### Supplied records ###

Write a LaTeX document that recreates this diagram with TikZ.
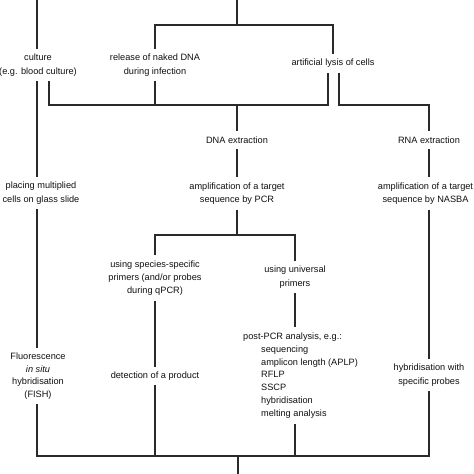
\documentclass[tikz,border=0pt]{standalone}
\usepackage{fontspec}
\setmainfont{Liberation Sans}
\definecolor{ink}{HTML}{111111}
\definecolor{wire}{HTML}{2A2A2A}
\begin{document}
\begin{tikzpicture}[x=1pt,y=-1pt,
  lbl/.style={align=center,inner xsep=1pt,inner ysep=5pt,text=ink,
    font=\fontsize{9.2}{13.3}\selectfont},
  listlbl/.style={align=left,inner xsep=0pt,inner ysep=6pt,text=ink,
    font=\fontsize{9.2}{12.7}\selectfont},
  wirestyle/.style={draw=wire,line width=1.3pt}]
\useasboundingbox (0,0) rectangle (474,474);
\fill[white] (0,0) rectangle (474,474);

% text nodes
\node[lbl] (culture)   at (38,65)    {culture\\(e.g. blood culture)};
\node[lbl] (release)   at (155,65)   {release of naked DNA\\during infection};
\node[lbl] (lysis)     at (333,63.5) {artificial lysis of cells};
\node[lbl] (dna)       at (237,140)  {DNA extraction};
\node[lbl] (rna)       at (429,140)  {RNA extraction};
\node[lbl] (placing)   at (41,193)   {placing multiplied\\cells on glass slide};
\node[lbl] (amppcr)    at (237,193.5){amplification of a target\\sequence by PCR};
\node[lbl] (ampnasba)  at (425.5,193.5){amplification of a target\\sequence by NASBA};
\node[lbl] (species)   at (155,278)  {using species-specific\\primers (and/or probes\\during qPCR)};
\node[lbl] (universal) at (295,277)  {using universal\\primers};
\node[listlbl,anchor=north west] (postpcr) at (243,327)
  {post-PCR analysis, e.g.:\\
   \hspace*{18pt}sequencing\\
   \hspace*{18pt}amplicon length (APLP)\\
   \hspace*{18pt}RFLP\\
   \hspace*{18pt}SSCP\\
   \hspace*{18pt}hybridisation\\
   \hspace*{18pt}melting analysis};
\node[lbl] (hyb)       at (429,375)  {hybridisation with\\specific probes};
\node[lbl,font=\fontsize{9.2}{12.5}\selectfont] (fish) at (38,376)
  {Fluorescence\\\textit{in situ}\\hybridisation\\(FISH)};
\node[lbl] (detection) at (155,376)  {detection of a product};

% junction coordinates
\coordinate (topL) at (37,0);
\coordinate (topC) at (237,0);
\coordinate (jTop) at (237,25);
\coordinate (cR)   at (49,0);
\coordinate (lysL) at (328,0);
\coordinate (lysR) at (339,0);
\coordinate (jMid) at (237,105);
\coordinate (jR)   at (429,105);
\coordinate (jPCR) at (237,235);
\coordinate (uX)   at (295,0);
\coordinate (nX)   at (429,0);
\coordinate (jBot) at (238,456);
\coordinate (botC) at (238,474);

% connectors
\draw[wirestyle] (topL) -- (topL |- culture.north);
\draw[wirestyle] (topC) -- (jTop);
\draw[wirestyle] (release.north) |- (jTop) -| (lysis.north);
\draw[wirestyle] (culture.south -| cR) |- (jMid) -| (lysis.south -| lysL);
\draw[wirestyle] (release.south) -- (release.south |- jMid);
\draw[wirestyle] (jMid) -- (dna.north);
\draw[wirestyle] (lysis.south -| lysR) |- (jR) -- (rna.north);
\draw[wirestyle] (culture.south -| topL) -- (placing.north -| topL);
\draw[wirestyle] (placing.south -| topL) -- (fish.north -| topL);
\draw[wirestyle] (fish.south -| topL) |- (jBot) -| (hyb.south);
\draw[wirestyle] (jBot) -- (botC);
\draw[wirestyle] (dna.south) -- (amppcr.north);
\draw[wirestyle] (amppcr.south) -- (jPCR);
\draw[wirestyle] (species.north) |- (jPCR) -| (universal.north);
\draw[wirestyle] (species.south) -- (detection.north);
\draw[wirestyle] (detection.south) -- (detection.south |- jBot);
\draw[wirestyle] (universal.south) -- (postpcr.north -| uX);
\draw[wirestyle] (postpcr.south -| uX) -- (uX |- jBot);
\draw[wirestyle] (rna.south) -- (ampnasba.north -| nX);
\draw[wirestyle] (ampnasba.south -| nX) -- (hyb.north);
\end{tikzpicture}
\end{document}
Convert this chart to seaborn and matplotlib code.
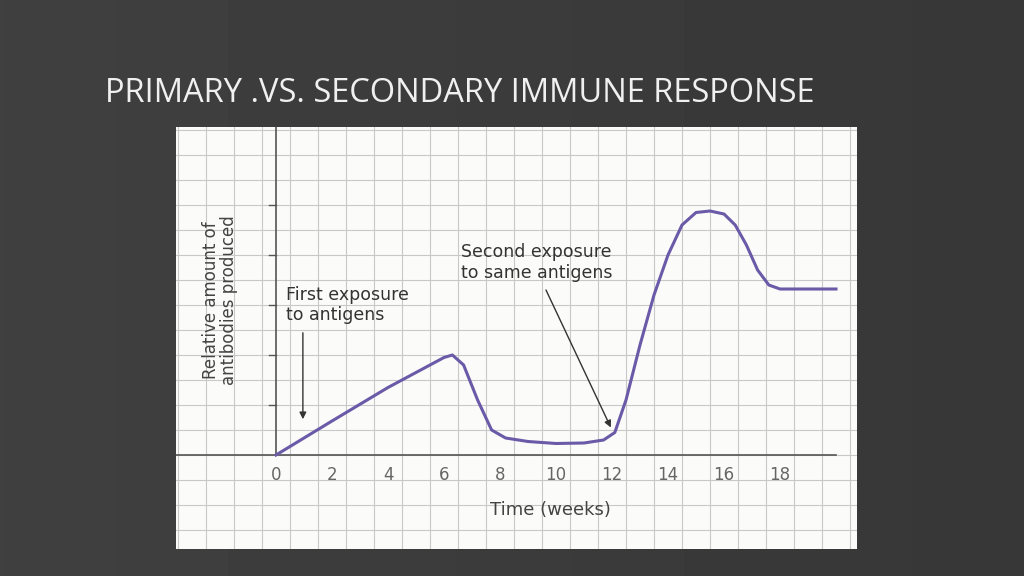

###

Requirement: Show the lines from the data above that contain the string "this".

Output of the exercise:
Write a LaTeX document that recreates this diagram with TikZ.
Convert this chart to seaborn and matplotlib code.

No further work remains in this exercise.